Pero lo cierto es que la sonrisa limpia de los niños, la ilusión que emana de sus ojos, la fuerza que transmiten sus anhelos y la magia que invaden sus pensamientos son señales inequívocas de que ellos son los verdaderos protagonistas de estos días. No hay nada como preparar la carta de los Reyes Magos, buscar -después- a los carteros reales para echar a volar sus deseos e imaginar con ellos cómo Sus Majestades preparan los regalos para los niños buenos.
Hoy vuelvo a ser niña, mi memoria quebradiza ha desempolvado imágenes que llegan a mi retina muy claras. Como aquella Navidad que Papá Noel me trajo el bebé más grande del momento, mi «minene», al que bautizaría como José Luis, sí, sí… menudo nombre, lo sé. No solo he recuperado la imagen que me devuelve a mí corriendo hacia aquel gran muñeco que ocupaba una caja tan grande como yo, sino la emoción que sentí al comprobar que mis sueños se habían cumplido.

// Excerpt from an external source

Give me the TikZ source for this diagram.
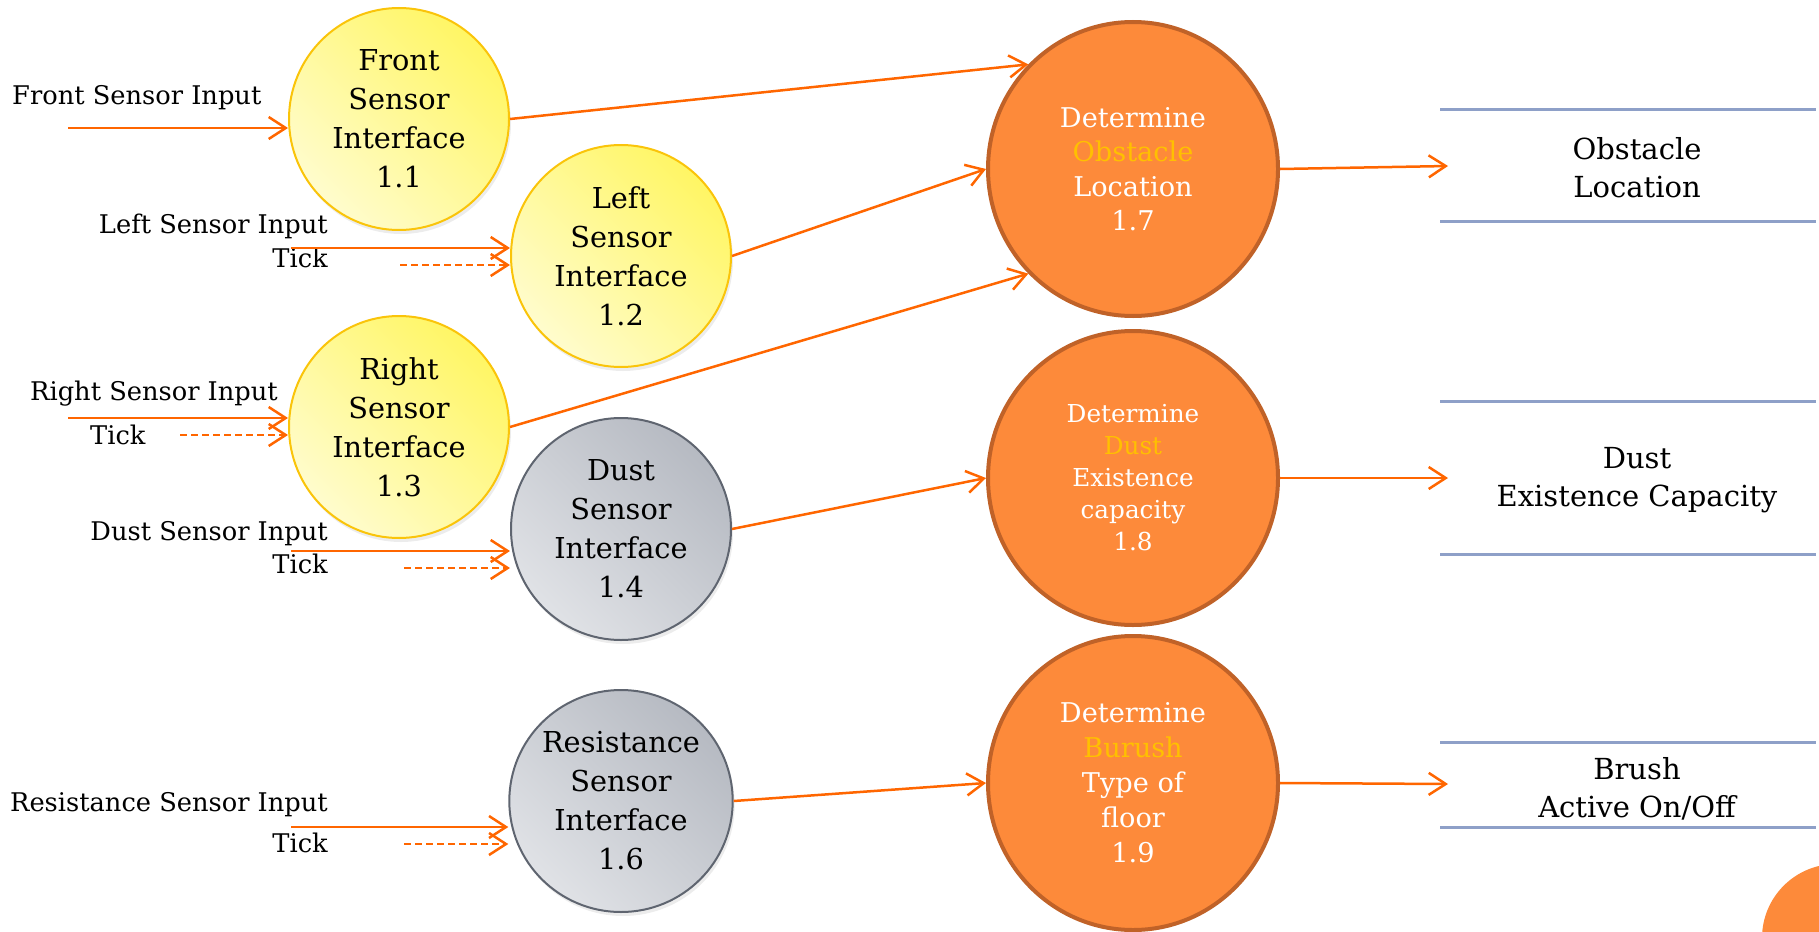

Recuerdo también que en aquellas navidades celebrábamos las nochebuenas y nocheviejas con aquellos viejos amigos de mis padres, cuyos hijos eran también nuestros amigos. Éramos vecinos, amigos, compañeros de cole… todo en uno. Íbamos de casa en casa pidiendo el aguinaldo, con aquellas panderetas de colores que rescatábamos cada año de los altillos cuando llegaban estas fechas, nos envolvíamos de confeti y a cantar villancicos sin vergüenza alguna.

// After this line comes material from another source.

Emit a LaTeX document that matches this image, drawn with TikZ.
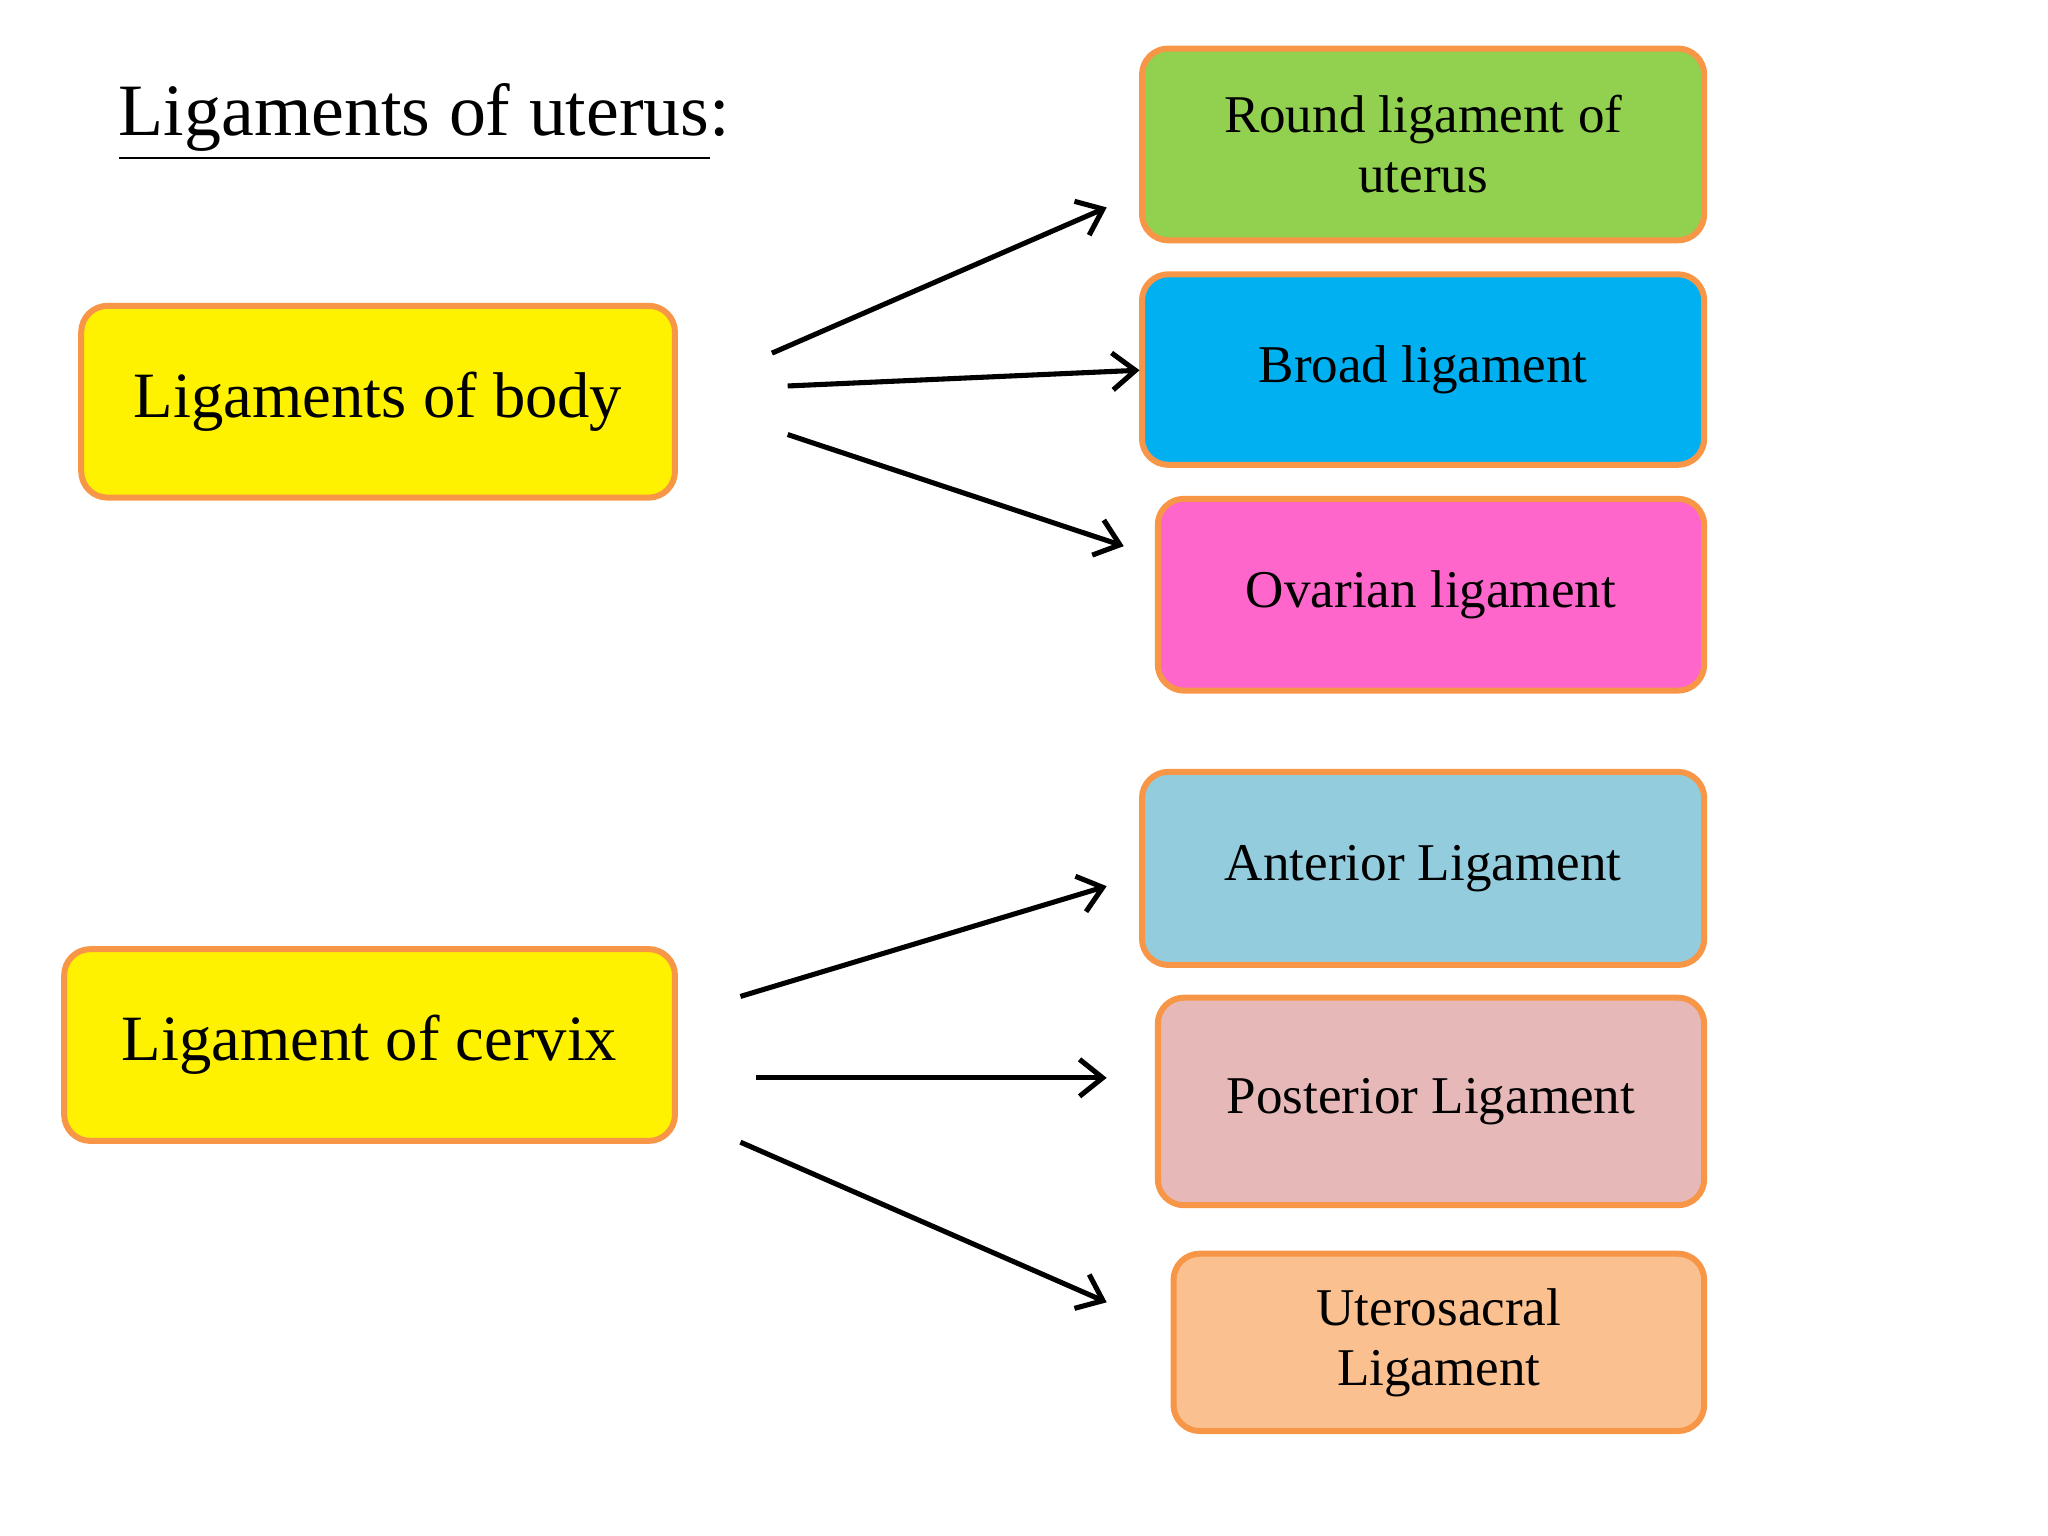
\documentclass[tikz,border=0pt]{standalone}
\usepackage{fontspec}
\setmainfont{Liberation Serif}
\usetikzlibrary{arrows.meta}
\definecolor{bord}{HTML}{F79646}
\definecolor{c1}{HTML}{92D050}\definecolor{c2}{HTML}{00B0F0}\definecolor{c3}{HTML}{FF66CC}
\definecolor{c4}{HTML}{93CDDD}\definecolor{c5}{HTML}{E6B9B8}\definecolor{c6}{HTML}{FAC090}
\begin{document}
\begin{tikzpicture}[x=0.01cm,y=-0.01cm,
  box/.style={draw=bord,line width=1.3pt,rounded corners=0.2cm,align=center,font=\fontsize{11.5}{13}\selectfont,inner sep=0pt},
  big/.style={box,font=\fontsize{14}{16}\selectfont},
  arr/.style={line width=1.1pt,-{Straight Barb[length=5pt,width=8pt]}}]
\useasboundingbox (0,0) rectangle (1560,1170);
\node[anchor=base west,font=\fontsize{16}{18}\selectfont] (title) at (78,103) {\underline{Ligaments of uterus}:};
\node[big,fill=yellow,minimum width=4.52cm,minimum height=1.46cm] (body) at (288,306) {Ligaments of body};
\node[big,fill=yellow,minimum width=4.65cm,minimum height=1.46cm] (cervix) at (281.5,796) {Ligament of cervix};
\node[box,fill=c1,minimum width=4.28cm,minimum height=1.46cm] (round) at (1084,110) {Round ligament of\\uterus};
\node[box,fill=c2,minimum width=4.28cm,minimum height=1.45cm] (broad) at (1084,281.5) {Broad ligament};
\node[box,fill=c3,minimum width=4.16cm,minimum height=1.46cm] (ovar) at (1090,453) {Ovarian ligament};
\node[box,fill=c4,minimum width=4.28cm,minimum height=1.47cm] (ant) at (1084,661.5) {Anterior Ligament};
\node[box,fill=c5,minimum width=4.16cm,minimum height=1.58cm] (post) at (1090,839) {Posterior Ligament};
\node[box,fill=c6,minimum width=4.04cm,minimum height=1.35cm] (utero) at (1096,1022.5) {Uterosacral\\Ligament};
\coordinate (a1) at (588,269); \coordinate (b1) at (843,158);
\coordinate (a2) at (600,294); \coordinate (b2) at (868,282);
\coordinate (a3) at (600,331); \coordinate (b3) at (856,416);
\coordinate (a4) at (564,759); \coordinate (b4) at (843,675);
\coordinate (a5) at (576,821); \coordinate (b5) at (843,821);
\coordinate (a6) at (564,870); \coordinate (b6) at (843,992);
\foreach \i in {1,...,6} \draw[arr] (a\i) -- (b\i);
\end{tikzpicture}
\end{document}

Aquellas navidades nunca volverán, porque son mi pasado y es mejor así. Que pertenezcan al mundo de los recuerdos. Ahora estamos viviendo otras, las que nuestros hijos recordarán. Y por eso pongo todo mi empeño para que sus recuerdos estén, al menos, a la altura de los míos. Con ellos pongo el belén, y el árbol, y cantamos villancicos, y le ponemos leche y polvorones a los reyes y sus camellos. Esa es mi ilusión ahora. La misma.